[PATCH] D48332: [AArch64] Add custom lowering for v4i8 trunc store

Tue Jun 19 13:10:54 PDT 2018

efriedma added a comment.

I wonder if we should prefer to widen `<2 x i8>` and `<4 x i8>` to `<8 x i8>` instead of promoting to `<4 x i16>`.   It would make stores like this a bit cheaper.  Maybe an interesting experiment at some point (mostly just modifying AArch64TargetLowering::getPreferredVectorAction, I think, and seeing what happens to the generated code).

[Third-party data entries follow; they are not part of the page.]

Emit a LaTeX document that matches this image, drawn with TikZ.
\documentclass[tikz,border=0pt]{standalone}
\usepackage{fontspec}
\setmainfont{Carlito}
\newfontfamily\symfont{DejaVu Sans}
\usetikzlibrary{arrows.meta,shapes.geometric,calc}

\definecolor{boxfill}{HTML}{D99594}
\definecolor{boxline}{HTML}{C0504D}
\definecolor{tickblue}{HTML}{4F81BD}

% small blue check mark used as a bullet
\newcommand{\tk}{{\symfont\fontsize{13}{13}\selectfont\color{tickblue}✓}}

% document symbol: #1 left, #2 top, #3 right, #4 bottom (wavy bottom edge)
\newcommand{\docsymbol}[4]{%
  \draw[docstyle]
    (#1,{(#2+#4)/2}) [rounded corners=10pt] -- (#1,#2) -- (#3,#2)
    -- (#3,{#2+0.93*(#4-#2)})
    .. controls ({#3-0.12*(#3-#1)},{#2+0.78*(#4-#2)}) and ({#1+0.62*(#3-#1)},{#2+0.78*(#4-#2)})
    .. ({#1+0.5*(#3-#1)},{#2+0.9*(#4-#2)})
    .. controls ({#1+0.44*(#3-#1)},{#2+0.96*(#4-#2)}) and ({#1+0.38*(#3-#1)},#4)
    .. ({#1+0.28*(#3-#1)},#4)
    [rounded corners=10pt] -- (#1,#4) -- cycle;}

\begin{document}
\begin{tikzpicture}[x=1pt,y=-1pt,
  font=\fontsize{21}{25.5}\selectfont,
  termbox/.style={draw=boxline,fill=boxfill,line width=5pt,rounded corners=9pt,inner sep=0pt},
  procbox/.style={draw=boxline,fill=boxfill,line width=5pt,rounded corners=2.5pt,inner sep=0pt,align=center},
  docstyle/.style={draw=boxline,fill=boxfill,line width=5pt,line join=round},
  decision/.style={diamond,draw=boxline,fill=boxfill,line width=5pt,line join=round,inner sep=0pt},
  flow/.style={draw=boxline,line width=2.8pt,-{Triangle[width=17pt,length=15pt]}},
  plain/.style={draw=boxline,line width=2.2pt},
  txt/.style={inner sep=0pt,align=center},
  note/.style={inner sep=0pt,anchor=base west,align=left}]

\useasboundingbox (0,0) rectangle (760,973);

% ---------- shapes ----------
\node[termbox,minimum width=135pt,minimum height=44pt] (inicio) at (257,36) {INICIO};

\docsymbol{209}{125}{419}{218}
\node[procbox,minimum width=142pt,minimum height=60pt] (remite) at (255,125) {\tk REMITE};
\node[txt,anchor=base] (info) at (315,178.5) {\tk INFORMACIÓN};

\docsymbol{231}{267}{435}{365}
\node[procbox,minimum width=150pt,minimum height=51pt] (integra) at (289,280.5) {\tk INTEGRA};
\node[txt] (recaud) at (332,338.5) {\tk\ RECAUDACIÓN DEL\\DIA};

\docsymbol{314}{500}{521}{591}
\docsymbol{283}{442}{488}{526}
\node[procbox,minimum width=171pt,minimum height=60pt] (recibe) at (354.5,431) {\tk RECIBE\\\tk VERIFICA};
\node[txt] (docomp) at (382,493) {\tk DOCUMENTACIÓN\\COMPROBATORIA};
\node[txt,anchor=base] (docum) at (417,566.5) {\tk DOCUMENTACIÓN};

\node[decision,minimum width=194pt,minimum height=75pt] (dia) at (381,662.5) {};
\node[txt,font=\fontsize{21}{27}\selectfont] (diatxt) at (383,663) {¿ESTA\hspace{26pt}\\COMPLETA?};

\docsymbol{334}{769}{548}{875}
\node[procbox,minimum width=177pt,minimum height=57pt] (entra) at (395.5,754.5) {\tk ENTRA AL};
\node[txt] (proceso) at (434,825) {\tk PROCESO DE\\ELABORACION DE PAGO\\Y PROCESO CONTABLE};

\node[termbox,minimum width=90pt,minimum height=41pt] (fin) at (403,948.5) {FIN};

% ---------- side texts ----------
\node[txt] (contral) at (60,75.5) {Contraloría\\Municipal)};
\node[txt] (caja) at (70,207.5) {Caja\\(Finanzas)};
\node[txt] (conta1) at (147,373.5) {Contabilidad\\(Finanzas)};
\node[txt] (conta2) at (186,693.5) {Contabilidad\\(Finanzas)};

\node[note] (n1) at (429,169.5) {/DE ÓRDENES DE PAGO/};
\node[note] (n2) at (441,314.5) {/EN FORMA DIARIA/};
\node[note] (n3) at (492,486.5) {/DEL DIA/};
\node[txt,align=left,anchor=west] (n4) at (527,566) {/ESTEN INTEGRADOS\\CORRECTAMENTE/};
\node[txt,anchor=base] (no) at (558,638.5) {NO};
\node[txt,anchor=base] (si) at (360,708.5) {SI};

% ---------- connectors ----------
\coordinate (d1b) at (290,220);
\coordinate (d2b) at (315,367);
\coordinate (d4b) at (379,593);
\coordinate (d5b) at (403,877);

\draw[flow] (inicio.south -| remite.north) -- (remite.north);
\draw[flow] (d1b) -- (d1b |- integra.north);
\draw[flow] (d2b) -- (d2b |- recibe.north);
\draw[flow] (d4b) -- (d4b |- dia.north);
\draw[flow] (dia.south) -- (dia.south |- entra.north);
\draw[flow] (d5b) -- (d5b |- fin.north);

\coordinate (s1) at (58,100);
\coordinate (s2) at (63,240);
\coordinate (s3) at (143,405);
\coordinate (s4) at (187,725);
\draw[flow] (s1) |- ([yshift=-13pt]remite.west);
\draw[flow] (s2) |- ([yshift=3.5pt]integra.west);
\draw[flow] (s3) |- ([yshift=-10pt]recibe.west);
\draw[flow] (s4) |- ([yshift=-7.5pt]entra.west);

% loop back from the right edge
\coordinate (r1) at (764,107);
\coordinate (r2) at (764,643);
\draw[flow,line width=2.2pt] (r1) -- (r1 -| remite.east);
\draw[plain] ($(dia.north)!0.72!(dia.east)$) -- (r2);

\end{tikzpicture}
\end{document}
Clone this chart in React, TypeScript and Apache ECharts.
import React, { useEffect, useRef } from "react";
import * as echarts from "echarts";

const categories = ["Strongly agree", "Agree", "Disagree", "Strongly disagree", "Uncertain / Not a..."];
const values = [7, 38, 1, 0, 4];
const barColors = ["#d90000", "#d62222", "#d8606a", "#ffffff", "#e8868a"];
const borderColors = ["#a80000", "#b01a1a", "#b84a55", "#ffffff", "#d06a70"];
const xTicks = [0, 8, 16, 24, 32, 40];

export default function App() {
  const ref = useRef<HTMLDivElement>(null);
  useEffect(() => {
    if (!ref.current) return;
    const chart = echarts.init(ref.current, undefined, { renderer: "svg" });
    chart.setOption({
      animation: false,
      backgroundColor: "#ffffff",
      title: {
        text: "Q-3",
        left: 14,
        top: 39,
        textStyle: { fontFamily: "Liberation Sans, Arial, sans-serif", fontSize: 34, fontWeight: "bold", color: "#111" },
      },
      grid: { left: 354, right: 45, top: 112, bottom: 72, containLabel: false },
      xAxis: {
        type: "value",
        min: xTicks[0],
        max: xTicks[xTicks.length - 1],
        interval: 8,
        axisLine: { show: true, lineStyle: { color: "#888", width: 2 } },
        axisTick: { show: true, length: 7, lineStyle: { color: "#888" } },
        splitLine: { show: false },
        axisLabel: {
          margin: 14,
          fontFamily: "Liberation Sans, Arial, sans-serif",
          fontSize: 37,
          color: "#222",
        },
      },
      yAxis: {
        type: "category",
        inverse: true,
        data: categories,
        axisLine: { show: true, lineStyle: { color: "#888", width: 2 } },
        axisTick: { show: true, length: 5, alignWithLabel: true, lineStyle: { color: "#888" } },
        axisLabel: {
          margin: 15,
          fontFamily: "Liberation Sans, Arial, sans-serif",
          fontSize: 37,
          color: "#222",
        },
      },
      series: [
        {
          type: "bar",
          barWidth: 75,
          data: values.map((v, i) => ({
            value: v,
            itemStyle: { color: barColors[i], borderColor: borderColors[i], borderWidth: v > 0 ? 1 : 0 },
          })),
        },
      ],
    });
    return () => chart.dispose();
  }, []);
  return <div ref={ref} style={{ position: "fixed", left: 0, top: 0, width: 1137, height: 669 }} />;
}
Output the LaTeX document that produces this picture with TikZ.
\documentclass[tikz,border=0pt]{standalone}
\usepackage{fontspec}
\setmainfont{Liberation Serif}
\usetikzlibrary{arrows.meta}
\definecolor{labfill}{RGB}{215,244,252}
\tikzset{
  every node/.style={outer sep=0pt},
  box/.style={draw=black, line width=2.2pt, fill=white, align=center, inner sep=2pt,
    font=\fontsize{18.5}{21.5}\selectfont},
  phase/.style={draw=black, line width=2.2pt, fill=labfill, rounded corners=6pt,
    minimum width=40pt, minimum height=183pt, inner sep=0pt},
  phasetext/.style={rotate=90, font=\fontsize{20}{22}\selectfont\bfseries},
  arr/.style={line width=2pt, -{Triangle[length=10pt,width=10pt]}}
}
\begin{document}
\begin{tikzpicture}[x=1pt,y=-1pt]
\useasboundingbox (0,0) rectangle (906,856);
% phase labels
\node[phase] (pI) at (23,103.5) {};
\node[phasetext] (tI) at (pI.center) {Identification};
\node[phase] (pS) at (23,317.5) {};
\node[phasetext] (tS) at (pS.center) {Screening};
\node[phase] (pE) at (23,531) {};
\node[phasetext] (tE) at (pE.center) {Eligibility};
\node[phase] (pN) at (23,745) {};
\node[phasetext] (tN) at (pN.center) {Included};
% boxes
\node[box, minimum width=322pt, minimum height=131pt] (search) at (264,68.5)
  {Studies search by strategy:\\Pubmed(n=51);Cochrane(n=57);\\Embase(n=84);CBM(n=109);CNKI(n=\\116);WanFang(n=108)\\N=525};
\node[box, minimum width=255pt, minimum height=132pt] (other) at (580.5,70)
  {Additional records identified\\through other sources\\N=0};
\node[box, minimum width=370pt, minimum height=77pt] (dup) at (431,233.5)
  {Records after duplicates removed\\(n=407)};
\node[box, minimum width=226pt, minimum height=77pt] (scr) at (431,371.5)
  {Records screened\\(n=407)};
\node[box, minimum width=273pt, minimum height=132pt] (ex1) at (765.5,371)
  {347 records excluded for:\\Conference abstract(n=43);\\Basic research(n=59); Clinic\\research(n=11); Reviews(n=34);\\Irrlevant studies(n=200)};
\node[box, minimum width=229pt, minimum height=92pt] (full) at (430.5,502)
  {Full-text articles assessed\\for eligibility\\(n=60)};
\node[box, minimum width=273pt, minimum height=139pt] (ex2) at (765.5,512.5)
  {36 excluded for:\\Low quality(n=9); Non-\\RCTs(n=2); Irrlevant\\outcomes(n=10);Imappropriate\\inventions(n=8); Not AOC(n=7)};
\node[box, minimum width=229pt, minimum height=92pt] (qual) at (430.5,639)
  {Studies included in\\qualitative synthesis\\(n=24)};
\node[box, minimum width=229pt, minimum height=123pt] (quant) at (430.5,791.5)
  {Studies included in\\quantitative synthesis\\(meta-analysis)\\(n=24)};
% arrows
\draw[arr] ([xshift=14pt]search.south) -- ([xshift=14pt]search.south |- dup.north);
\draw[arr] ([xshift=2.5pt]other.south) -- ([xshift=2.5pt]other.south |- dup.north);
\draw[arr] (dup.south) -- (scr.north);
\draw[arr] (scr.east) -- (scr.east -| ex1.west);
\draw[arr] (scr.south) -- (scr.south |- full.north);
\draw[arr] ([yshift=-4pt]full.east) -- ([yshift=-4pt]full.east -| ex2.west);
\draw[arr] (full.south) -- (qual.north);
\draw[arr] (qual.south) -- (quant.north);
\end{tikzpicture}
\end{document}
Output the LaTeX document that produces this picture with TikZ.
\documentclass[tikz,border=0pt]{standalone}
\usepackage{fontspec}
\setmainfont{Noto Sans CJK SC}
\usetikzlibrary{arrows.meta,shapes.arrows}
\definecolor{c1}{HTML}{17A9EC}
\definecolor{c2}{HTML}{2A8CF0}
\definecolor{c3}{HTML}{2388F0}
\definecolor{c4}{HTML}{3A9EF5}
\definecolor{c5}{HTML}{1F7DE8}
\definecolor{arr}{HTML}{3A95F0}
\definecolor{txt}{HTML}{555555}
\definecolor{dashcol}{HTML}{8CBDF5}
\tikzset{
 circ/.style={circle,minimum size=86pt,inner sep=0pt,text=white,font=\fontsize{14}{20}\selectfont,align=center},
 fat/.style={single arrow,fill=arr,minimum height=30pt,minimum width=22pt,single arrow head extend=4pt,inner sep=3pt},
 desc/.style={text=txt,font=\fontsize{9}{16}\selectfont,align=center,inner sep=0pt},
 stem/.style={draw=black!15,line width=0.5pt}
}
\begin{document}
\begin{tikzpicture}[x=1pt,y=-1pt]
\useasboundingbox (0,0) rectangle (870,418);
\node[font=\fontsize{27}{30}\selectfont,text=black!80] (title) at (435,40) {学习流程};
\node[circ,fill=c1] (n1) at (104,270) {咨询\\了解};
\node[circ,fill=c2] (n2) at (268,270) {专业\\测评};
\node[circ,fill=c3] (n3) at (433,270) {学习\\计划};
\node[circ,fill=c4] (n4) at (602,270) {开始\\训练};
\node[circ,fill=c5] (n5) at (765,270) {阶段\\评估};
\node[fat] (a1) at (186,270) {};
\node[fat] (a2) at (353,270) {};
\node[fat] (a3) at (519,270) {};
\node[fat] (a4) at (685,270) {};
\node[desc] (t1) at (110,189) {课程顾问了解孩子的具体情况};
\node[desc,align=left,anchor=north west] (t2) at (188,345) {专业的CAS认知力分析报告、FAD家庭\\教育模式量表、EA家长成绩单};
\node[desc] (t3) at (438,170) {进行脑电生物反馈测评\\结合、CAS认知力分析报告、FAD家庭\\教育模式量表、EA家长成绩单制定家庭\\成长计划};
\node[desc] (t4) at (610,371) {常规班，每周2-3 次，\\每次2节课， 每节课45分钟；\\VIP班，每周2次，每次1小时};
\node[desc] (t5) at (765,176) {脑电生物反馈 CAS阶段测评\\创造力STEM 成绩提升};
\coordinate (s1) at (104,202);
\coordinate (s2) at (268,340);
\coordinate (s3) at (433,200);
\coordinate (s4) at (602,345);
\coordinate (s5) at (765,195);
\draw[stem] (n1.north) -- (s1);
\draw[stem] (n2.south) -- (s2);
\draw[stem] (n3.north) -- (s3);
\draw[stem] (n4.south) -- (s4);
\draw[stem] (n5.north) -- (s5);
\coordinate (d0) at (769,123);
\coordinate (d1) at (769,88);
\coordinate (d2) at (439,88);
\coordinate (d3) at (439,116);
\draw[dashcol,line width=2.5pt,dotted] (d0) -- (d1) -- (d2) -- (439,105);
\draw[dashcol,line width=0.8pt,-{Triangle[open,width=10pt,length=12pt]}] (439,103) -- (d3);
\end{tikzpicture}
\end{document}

Do we need similar handling to this patch for `<2 x i16>` or `<2 x i8>`?

================
Comment at: lib/Target/AArch64/AArch64TargetTransformInfo.cpp:639
   if (Ty->isVectorTy() && Ty->getVectorElementType()->isIntegerTy(8) &&
-      Ty->getVectorNumElements() < 8) {
-    // We scalarize the loads/stores because there is not v.4b register and we
-    // have to promote the elements to v.4h.
+      Ty->getVectorNumElements() < 4) {
+    // We scalarize the loads/stores because there is not v.2b register and we
----------------
It looks like we still scalarize extloads?

================
Comment at: test/CodeGen/AArch64/neon-truncStore-extLoad.ll:27
+; CHECK: xtn [[TMP2:(v[0-9]+)]].8b, [[TMP]].8h
+; CHECK: {{st1 { [[TMP2]].4h }[0]|str s[0-9]+}}, [x{{[0-9]+|sp}}]
+  %b = trunc <4 x i32> %a to <4 x i8>
----------------
Why does this CHECK line have two possible lowerings?

Repository:
  rL LLVM

https://reviews.llvm.org/D48332